Definition
A passbook loan is a loan that is collateralized with your savings account. Dissimilar to a standard credit account, a passbook account is a loan that--usually at a lower interest rate--borrows your own money as a safer risk for the bank. Usually these accounts are only offered through community credit unions and local banks. Despite the security, this is not the best way to build credit--nine times out of 10 these accounts are not reported to the three major credit bureaus. It is, however, a safe way to borrow money without the potential danger of negatively affecting your credit score.
Process
The first step in acquiring a passbook loan is to be an established banking customer at your local bank or credit union. This means having both a savings and checking account open in good order. Some banks will lend up to 100 percent of the balance in your savings account, some cap the loan amount at 50 percent. Check with your local bank for restrictions. Often these loans are easily processed with a simple application and no credit check.

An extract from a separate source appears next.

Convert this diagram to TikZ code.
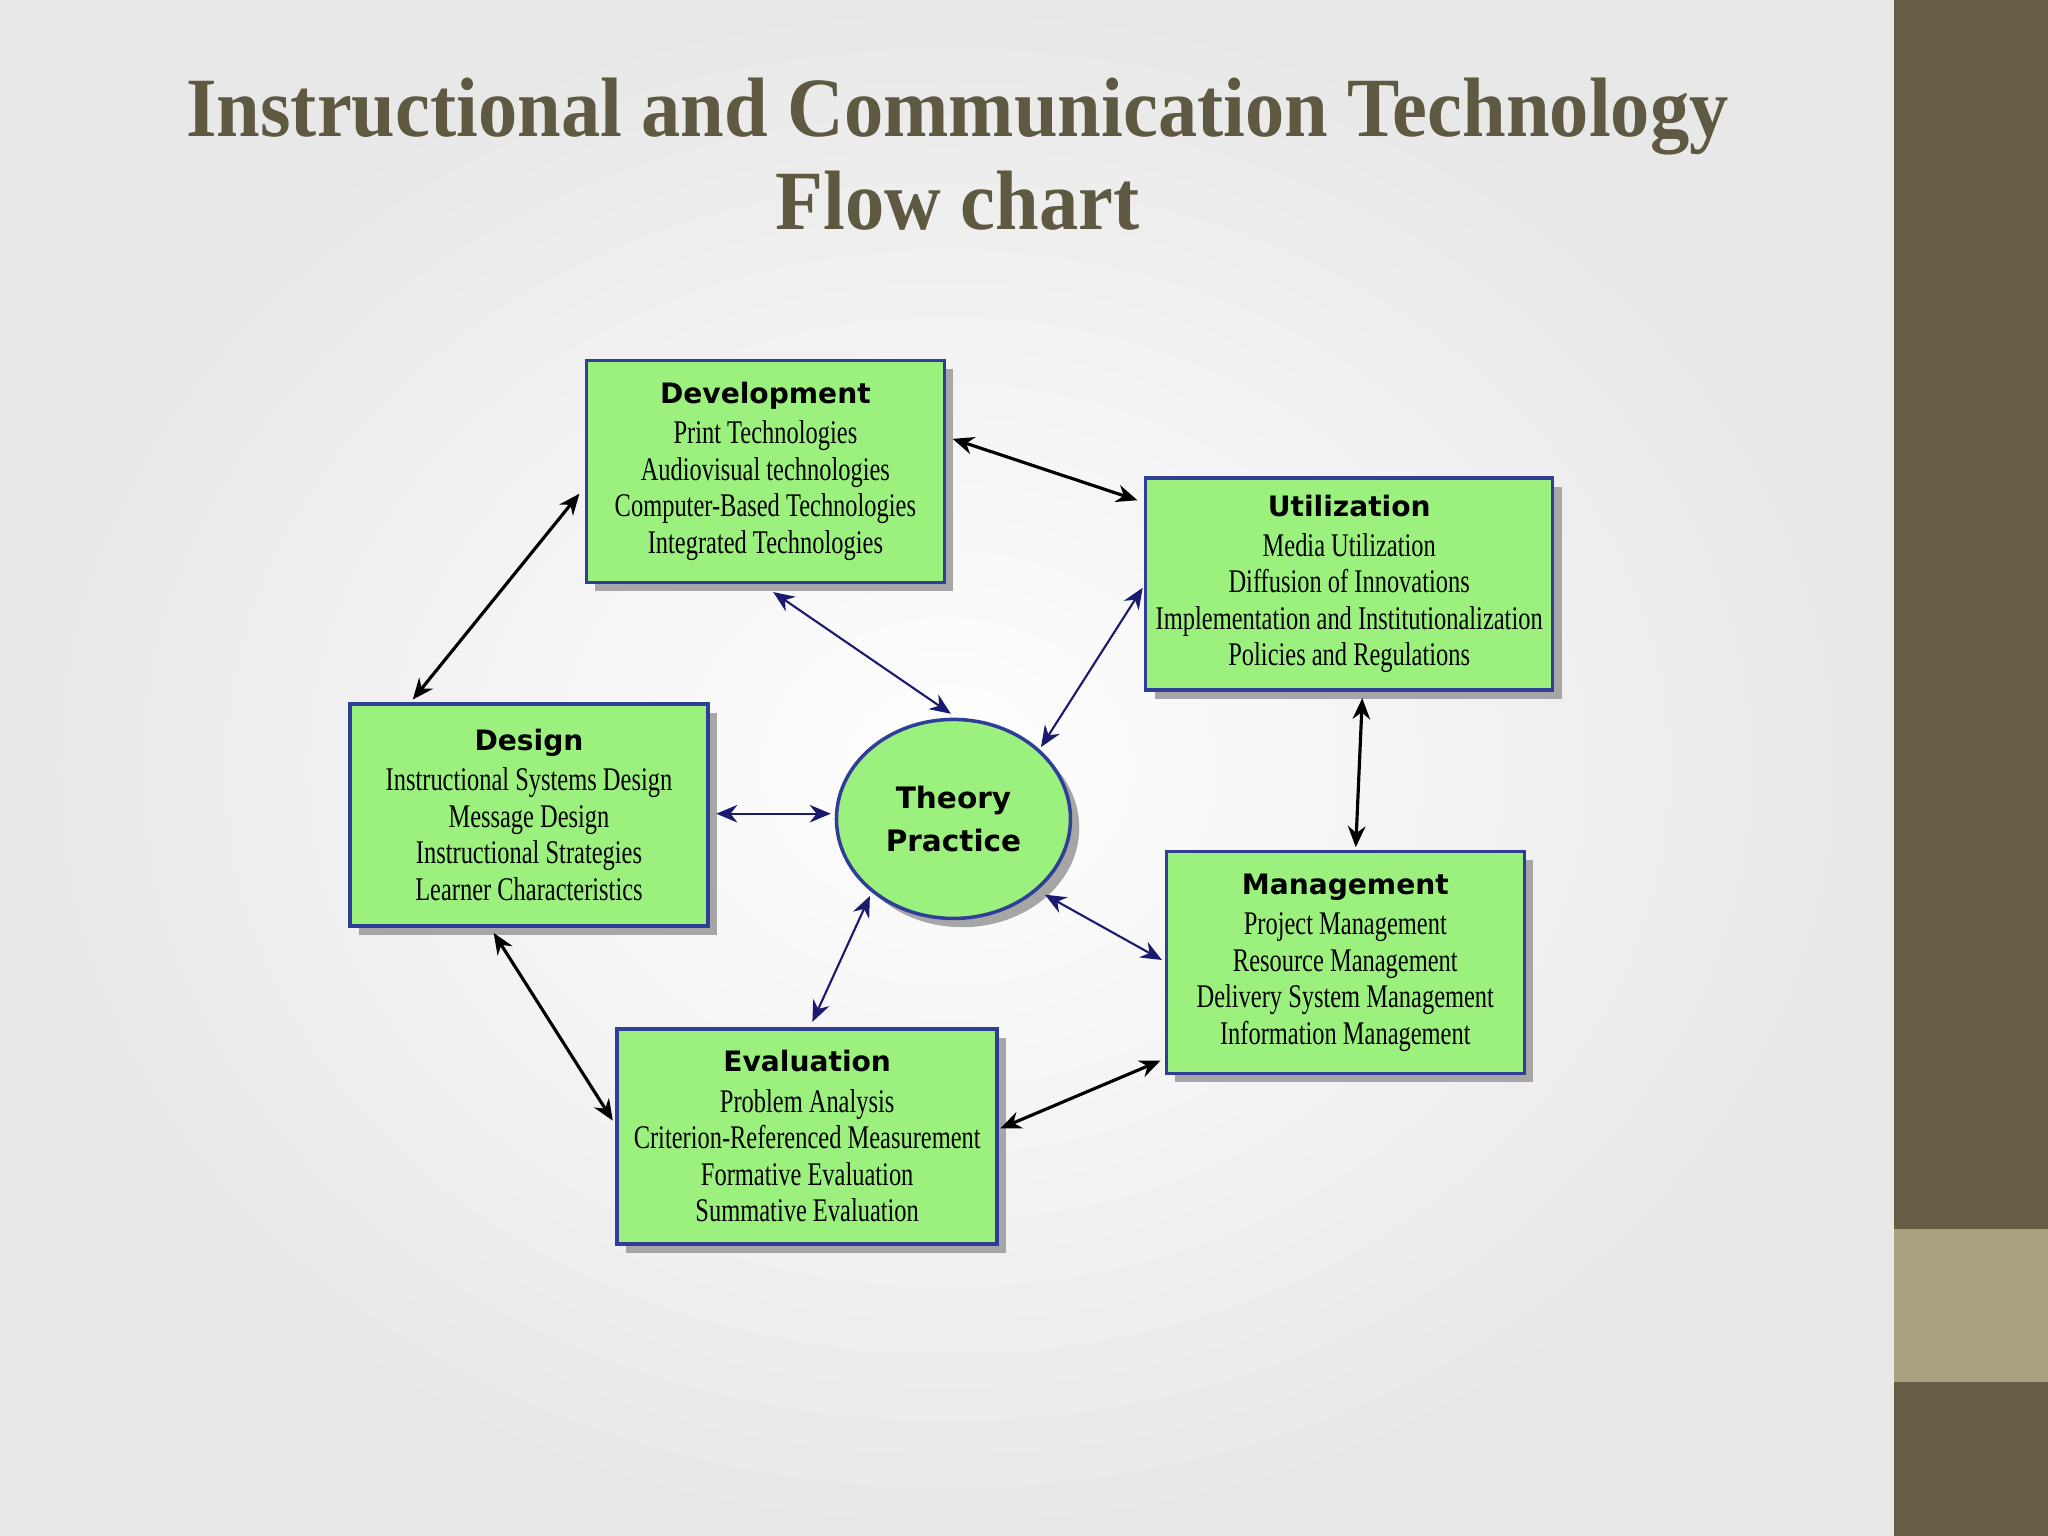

The usual risk associated with lending is mitigated because the collateral is your own savings account. Often the bank will charge between 2 percent and 3 percent over the amount you are earning on the account. You will still continue to earn interest on the money in your savings, but the bank will earn profit on the interest charged on the loan. Also, the funds being used as collateral are frozen--the bank wants to secure its collateral.
Uses
There can be various reasons to resort to a passbook loan. Some customers take advantage of these since they are easily acquired and often have lower interest rates than unsecured personal loans. Some customers enjoy doing business with community lenders. Also, customers with poor credit use these loans to access cash and build a lending relationship by demonstrating to a bank that they are a good risk while they work to reestablish their credit independent from the passbook loan. The loan that is most similar to a passbook loan is one taken against a 401(k) where employees borrow percentages of their retirement for home purchases and other investments.